Please reproduce the lines of the records below from the one holding "What Plotly code" through the one holding "import plotly.graph_objects as go", inclusive, skipping all pictures.

------------------------------------------------------------------------

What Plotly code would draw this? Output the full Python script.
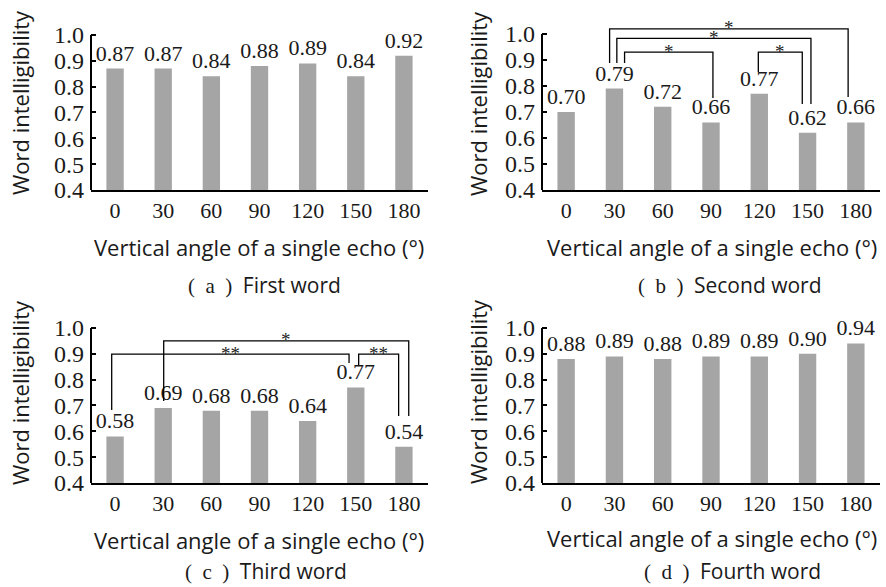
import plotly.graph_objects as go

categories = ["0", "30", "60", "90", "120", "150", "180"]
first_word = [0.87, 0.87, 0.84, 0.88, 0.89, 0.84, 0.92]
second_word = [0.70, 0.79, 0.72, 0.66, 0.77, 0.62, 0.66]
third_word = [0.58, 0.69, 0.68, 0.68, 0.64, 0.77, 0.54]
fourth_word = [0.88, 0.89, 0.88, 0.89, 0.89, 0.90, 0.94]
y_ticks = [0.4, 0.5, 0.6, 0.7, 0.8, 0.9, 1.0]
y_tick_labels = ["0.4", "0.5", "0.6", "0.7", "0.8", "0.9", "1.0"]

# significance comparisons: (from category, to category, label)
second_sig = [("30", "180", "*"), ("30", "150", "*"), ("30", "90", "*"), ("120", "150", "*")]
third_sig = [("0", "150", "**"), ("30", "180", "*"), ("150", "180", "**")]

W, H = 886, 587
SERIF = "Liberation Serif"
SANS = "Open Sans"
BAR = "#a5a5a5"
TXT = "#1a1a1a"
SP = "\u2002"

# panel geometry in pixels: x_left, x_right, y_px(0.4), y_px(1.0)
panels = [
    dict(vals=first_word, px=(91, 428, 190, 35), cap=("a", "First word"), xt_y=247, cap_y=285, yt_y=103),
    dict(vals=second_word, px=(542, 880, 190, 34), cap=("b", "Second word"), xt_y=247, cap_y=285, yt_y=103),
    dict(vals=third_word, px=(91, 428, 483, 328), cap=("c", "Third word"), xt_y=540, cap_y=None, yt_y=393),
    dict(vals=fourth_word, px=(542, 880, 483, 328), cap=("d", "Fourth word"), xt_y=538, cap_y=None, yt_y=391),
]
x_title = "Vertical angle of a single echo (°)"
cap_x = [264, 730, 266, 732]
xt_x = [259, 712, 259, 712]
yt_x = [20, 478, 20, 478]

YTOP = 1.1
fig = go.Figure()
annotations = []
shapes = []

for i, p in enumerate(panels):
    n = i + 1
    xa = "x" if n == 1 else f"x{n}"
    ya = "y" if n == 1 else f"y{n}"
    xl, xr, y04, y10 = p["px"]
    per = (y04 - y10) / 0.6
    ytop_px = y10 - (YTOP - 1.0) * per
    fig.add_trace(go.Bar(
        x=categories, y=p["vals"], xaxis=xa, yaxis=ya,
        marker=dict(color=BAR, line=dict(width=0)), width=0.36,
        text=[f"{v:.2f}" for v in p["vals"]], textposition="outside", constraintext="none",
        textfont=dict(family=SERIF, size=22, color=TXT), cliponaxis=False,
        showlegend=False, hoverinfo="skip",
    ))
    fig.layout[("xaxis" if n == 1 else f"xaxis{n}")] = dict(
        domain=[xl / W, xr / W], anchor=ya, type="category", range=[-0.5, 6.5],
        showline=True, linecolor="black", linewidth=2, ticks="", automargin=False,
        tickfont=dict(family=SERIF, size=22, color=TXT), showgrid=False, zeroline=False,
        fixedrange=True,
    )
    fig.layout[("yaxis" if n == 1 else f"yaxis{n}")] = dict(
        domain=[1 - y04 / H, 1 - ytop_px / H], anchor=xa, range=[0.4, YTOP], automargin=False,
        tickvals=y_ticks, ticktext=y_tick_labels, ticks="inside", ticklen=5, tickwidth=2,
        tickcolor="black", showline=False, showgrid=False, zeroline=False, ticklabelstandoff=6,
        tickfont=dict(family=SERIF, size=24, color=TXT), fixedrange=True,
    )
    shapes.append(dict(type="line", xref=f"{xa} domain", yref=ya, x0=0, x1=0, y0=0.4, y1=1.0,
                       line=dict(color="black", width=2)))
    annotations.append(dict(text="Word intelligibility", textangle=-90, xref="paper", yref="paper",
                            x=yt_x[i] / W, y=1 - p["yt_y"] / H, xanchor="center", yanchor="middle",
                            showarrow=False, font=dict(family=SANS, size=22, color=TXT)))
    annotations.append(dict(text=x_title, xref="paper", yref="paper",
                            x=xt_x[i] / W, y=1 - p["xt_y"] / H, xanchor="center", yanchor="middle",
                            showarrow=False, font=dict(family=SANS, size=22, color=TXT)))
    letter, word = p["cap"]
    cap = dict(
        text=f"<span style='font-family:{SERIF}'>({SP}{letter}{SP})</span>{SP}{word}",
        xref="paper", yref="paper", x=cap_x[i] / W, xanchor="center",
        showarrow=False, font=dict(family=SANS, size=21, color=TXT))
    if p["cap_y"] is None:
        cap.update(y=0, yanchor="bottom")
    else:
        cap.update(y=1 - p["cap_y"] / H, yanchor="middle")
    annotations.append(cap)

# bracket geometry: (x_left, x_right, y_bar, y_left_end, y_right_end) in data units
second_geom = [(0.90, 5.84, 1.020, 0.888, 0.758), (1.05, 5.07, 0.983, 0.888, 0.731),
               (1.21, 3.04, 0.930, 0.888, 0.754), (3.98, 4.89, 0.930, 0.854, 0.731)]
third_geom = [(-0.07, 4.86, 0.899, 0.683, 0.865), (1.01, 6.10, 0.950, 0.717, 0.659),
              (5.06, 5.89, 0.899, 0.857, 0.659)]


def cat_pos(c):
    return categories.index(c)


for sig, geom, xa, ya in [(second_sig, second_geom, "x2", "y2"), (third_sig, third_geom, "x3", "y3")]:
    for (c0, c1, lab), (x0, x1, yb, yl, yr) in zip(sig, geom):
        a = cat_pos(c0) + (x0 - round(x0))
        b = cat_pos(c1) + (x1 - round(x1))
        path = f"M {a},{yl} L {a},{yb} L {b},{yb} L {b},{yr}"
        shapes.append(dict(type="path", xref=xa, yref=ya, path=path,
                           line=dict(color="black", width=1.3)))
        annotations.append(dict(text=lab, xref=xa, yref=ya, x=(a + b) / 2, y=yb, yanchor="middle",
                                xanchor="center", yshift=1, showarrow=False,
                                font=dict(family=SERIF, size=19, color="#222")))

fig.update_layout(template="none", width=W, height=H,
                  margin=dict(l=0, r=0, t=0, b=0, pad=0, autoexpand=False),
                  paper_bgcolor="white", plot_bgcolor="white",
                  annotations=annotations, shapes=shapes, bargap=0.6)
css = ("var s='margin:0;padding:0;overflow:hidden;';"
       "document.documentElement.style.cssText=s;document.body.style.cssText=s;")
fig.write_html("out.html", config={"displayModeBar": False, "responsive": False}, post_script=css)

------------------------------------------------------------------------

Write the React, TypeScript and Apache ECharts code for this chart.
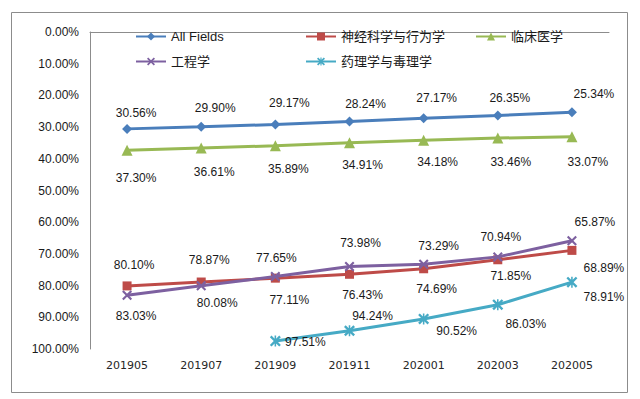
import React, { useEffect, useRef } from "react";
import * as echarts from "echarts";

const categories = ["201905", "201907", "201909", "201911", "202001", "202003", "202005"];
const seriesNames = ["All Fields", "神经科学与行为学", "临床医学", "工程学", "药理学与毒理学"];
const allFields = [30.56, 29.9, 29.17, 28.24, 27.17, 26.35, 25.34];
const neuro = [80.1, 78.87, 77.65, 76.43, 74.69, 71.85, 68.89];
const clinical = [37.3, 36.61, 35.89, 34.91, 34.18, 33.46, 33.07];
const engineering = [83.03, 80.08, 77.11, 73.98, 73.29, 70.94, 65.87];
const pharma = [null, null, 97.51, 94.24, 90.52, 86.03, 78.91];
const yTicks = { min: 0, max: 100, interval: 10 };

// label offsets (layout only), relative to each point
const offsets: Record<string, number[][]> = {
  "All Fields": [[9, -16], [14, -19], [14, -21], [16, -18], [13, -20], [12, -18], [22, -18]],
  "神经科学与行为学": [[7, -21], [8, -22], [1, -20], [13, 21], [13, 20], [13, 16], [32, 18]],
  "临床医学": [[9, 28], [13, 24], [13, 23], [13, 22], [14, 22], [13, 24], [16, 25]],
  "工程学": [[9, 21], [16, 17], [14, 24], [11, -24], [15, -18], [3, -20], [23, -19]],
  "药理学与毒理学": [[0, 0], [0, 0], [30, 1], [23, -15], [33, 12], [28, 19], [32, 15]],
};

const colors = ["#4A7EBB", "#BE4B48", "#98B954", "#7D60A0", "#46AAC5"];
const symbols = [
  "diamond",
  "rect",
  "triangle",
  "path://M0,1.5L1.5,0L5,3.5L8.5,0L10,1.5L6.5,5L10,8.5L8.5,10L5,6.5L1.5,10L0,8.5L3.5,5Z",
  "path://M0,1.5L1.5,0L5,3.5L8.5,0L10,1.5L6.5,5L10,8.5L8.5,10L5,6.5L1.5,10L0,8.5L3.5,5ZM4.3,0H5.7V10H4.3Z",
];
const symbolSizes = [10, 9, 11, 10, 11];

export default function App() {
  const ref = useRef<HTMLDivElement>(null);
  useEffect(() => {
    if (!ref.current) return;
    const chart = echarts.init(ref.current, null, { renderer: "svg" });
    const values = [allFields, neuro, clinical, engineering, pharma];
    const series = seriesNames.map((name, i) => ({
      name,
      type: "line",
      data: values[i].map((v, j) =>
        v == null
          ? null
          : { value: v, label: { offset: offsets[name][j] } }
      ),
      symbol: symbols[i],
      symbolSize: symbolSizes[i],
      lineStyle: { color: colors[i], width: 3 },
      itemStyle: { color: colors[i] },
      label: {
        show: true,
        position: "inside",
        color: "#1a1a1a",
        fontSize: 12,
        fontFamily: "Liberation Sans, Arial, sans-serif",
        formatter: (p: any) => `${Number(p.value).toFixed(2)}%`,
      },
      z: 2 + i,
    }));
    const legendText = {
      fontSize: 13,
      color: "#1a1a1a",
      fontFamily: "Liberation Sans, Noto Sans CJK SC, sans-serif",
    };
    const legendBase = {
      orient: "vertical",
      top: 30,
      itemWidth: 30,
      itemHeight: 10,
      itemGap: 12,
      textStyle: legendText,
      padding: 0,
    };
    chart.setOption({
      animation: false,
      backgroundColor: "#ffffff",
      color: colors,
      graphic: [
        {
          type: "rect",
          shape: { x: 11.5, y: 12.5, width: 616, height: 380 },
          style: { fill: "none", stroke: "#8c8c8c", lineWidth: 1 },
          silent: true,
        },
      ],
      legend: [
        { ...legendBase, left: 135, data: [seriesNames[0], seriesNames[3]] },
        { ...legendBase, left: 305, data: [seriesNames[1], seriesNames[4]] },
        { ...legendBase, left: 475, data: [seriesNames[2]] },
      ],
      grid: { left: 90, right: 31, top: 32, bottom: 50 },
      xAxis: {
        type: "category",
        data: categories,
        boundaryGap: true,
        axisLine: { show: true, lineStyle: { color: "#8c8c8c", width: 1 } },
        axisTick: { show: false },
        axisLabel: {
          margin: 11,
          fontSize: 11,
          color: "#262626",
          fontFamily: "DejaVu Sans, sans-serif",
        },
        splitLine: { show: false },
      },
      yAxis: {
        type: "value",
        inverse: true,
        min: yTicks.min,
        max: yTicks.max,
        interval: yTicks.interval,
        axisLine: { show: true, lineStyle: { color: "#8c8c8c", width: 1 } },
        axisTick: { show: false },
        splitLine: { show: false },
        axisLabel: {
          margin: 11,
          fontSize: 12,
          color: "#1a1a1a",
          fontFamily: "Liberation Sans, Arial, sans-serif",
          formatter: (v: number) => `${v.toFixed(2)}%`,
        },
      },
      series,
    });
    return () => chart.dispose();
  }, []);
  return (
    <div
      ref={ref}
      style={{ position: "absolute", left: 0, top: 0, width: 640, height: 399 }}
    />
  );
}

------------------------------------------------------------------------

Full output:
What Plotly code would draw this? Output the full Python script.
import plotly.graph_objects as go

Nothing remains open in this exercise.